Question

For each pair of functions $$f$$ and $$g$$ below, find $$f(g(x))$$ and $$g(f(x))$$. Then, determine whether $$f$$ and $$g$$ are inverses of each other. （ ）
$$f(x)=-\dfrac {1}{6x}$$, $$x\ne 0$$
$$g(x)=\dfrac {1}{6x}$$, $$x\ne 0$$
A. $$f$$ and $$g$$ are inverses of each other
B. $$f$$ and $$g$$ are not inverses of each other

Answer

**step1** Understanding the problem

The problem asks us to determine if two given functions, $$f(x)$$ and $$g(x)$$, are inverses of each other. To do this, we need to calculate the composition of the functions in both orders: $$f(g(x))$$ and $$g(f(x))$$. If both compositions result in $$x$$, then the functions are inverses. Otherwise, they are not.

**step2** Defining the given functions

The given functions are:
$$f(x) = -\frac{1}{6x}$$, with the condition $$x \ne 0$$
$$g(x) = \frac{1}{6x}$$, with the condition $$x \ne 0$$

Question1.step3 (Calculating the composition $$f(g(x))$$)

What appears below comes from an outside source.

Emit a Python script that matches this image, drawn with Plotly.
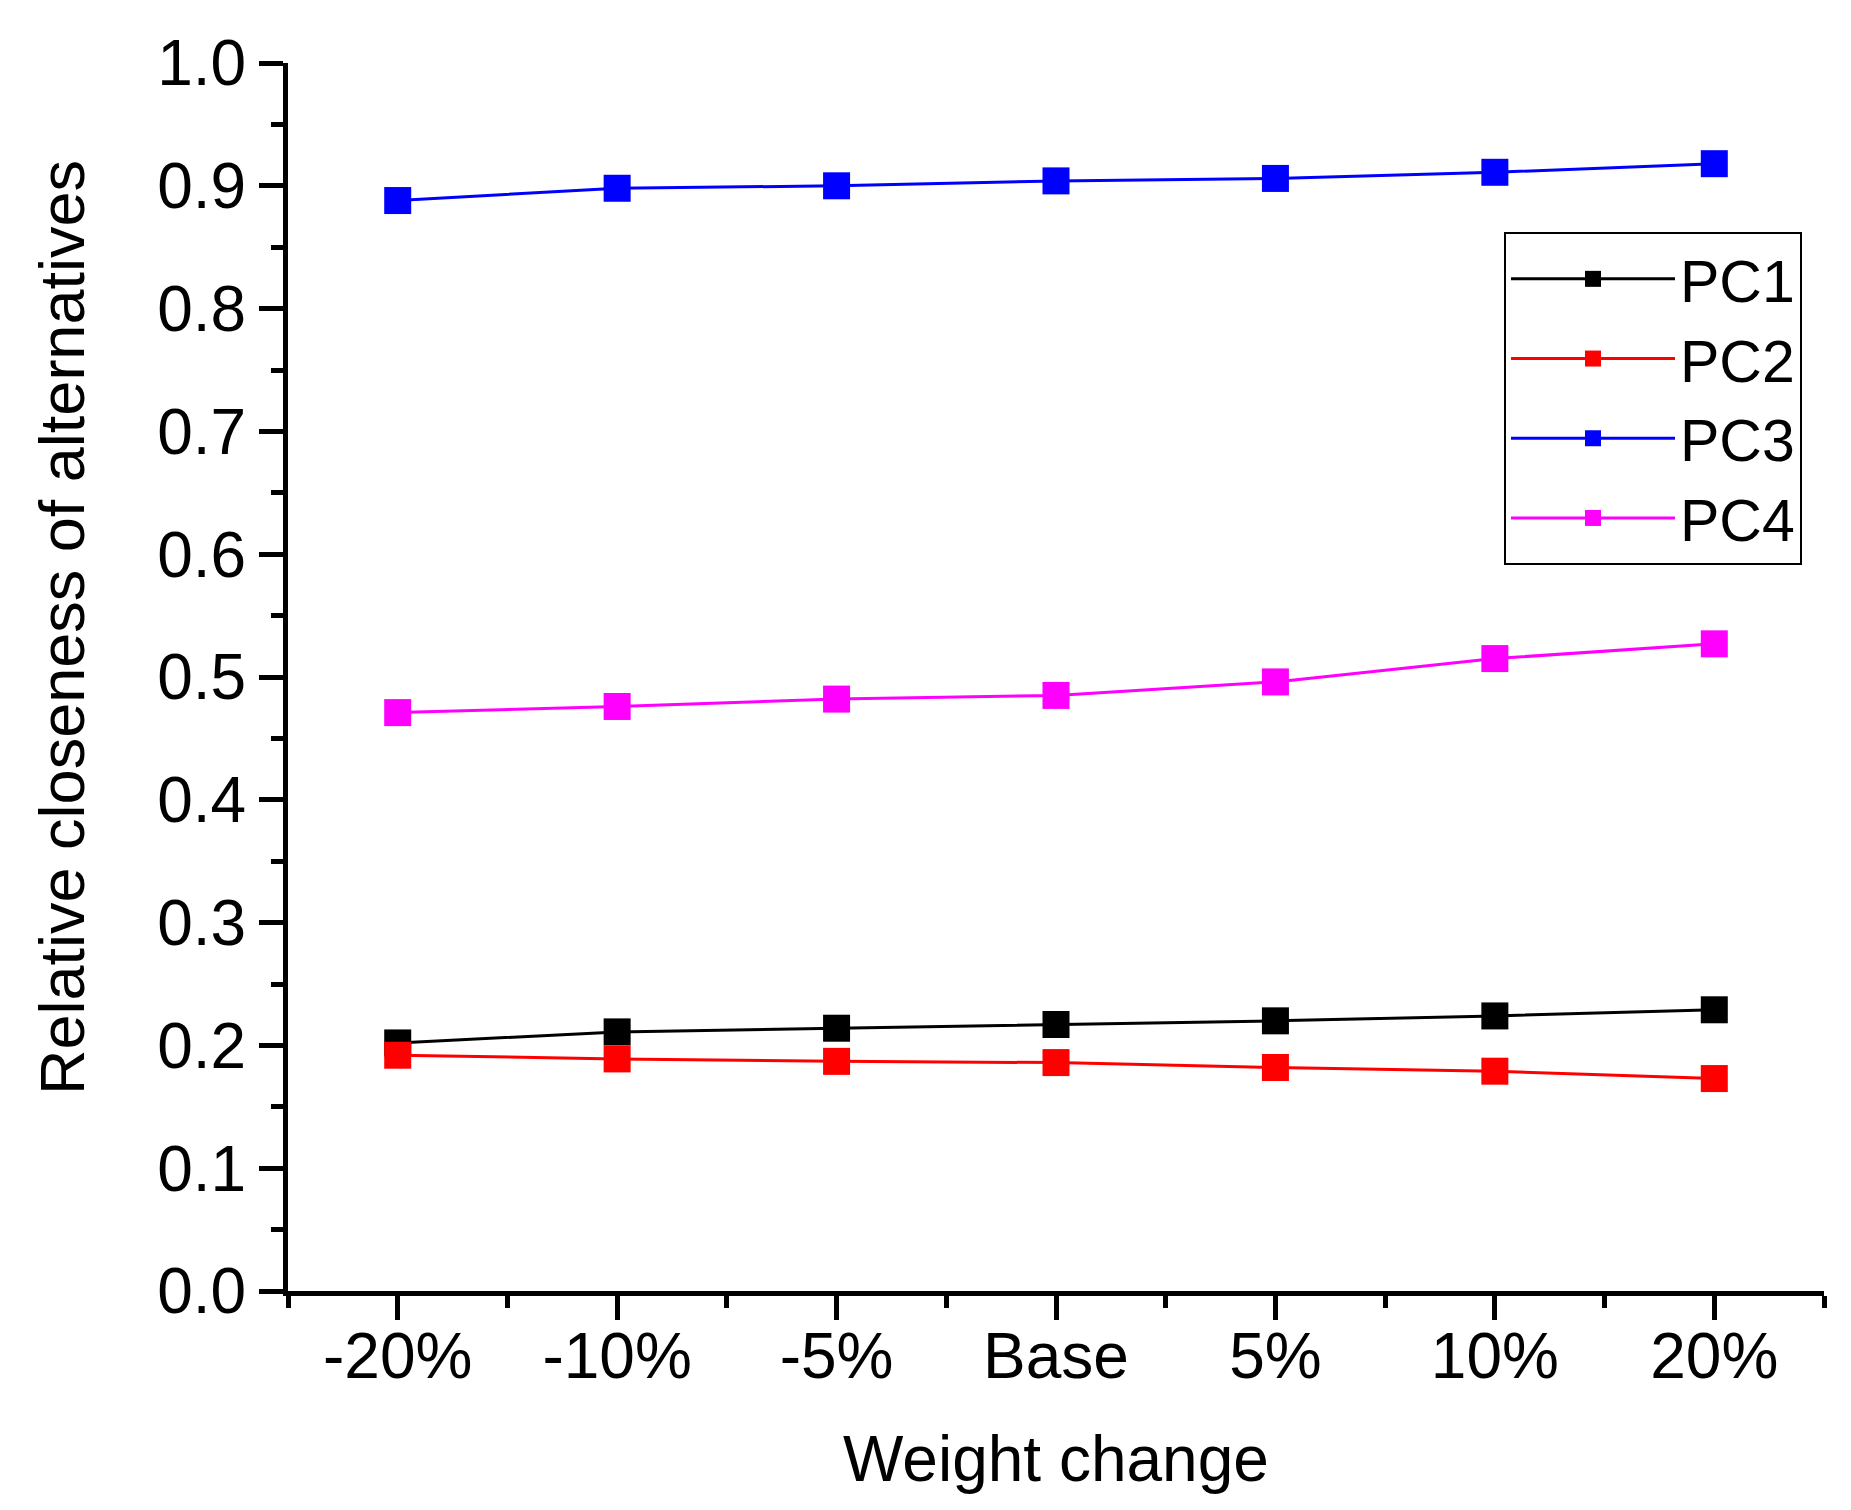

To find $$f(g(x))$$, we substitute the expression for $$g(x)$$ into $$f(x)$$.
$$f(g(x)) = f\left(\frac{1}{6x}\right)$$
Now, we replace every $$x$$ in the definition of $$f(x)$$ with $$\frac{1}{6x}$$:
$$f\left(\frac{1}{6x}\right) = -\frac{1}{6\left(\frac{1}{6x}\right)}$$
Next, we simplify the denominator:
$$6\left(\frac{1}{6x}\right) = \frac{6 \times 1}{6x} = \frac{6}{6x} = \frac{1}{x}$$
So, the expression becomes:
$$f(g(x)) = -\frac{1}{\frac{1}{x}}$$
To simplify a fraction where the denominator is also a fraction, we multiply the numerator by the reciprocal of the denominator:
$$f(g(x)) = -1 \times \frac{x}{1} = -x$$

Question1.step4 (Calculating the composition $$g(f(x))$$)

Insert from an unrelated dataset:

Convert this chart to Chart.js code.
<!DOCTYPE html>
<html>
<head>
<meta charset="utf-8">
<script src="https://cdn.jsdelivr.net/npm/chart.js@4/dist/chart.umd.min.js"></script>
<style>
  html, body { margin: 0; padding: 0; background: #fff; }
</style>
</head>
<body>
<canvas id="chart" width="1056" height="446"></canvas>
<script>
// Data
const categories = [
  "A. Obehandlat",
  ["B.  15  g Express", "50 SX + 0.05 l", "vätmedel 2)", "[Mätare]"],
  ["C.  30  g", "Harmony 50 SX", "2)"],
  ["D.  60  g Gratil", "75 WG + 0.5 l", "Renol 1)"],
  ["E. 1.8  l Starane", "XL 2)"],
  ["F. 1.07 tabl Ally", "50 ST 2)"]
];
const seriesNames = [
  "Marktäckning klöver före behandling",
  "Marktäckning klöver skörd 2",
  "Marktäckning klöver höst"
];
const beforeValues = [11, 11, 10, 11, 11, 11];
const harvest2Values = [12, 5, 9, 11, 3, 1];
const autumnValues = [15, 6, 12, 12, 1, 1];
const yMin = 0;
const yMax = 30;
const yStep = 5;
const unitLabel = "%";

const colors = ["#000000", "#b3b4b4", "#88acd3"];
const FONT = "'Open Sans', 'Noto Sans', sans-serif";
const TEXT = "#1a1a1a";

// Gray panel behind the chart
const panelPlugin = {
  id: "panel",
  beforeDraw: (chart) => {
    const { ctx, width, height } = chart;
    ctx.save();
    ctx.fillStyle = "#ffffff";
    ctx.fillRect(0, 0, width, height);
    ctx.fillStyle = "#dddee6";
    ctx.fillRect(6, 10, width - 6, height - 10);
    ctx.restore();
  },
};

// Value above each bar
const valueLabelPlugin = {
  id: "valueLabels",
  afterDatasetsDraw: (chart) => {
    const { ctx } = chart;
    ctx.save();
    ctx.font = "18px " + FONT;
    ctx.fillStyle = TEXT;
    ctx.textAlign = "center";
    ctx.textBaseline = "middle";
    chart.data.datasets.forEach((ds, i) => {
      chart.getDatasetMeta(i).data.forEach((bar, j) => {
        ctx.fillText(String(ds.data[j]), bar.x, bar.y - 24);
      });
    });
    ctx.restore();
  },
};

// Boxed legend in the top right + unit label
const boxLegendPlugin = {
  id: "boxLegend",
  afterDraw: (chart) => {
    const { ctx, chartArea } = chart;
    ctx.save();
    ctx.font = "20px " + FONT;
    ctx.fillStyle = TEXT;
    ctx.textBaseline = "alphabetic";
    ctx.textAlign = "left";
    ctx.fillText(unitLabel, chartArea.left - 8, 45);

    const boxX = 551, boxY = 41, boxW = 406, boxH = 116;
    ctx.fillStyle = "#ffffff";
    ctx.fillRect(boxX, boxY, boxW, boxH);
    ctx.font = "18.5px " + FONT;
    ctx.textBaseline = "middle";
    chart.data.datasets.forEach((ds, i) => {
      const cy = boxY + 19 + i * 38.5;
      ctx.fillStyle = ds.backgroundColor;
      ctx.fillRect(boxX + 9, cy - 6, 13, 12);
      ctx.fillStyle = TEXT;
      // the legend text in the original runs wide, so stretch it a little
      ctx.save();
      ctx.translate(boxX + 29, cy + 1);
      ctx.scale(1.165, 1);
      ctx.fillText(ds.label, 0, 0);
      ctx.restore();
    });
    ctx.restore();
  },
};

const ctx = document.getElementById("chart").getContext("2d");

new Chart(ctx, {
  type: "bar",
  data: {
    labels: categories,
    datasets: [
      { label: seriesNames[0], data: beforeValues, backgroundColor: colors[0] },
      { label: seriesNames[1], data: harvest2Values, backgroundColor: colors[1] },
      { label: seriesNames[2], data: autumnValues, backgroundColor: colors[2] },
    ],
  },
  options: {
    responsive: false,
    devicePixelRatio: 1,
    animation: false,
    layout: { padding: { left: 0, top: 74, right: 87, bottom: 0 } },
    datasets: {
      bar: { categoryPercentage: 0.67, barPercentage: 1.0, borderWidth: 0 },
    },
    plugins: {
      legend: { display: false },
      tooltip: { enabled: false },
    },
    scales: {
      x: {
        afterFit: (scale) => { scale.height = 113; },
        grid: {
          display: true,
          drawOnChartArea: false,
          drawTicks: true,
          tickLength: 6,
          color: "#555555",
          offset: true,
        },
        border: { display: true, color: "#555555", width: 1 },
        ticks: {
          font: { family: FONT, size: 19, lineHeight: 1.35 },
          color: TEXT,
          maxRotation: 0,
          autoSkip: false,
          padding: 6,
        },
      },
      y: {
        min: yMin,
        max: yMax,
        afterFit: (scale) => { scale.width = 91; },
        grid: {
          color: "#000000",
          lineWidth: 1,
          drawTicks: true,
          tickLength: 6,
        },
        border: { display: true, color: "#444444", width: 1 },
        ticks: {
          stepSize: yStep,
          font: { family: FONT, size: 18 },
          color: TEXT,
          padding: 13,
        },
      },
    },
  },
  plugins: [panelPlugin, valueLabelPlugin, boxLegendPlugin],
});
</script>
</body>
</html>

To find $$g(f(x))$$, we substitute the expression for $$f(x)$$ into $$g(x)$$.
$$g(f(x)) = g\left(-\frac{1}{6x}\right)$$
Now, we replace every $$x$$ in the definition of $$g(x)$$ with $$-\frac{1}{6x}$$:
$$g\left(-\frac{1}{6x}\right) = \frac{1}{6\left(-\frac{1}{6x}\right)}$$
Next, we simplify the denominator:
$$6\left(-\frac{1}{6x}\right) = \frac{6 \times (-1)}{6x} = -\frac{6}{6x} = -\frac{1}{x}$$
So, the expression becomes:
$$g(f(x)) = \frac{1}{-\frac{1}{x}}$$
To simplify, we multiply the numerator by the reciprocal of the denominator:
$$g(f(x)) = 1 \times \left(-\frac{x}{1}\right) = -x$$

**step5** Determining if $$f$$ and $$g$$ are inverses

For two functions $$f$$ and $$g$$ to be inverses of each other, both of the following conditions must be met:
1. $$f(g(x)) = x$$
2. $$g(f(x)) = x$$
From our calculations:
We found $$f(g(x)) = -x$$
We found $$g(f(x)) = -x$$
Since $$-x$$ is not equal to $$x$$ (unless $$x=0$$, but the problem states $$x \ne 0$$), the condition for inverse functions is not satisfied. Therefore, $$f$$ and $$g$$ are not inverses of each other.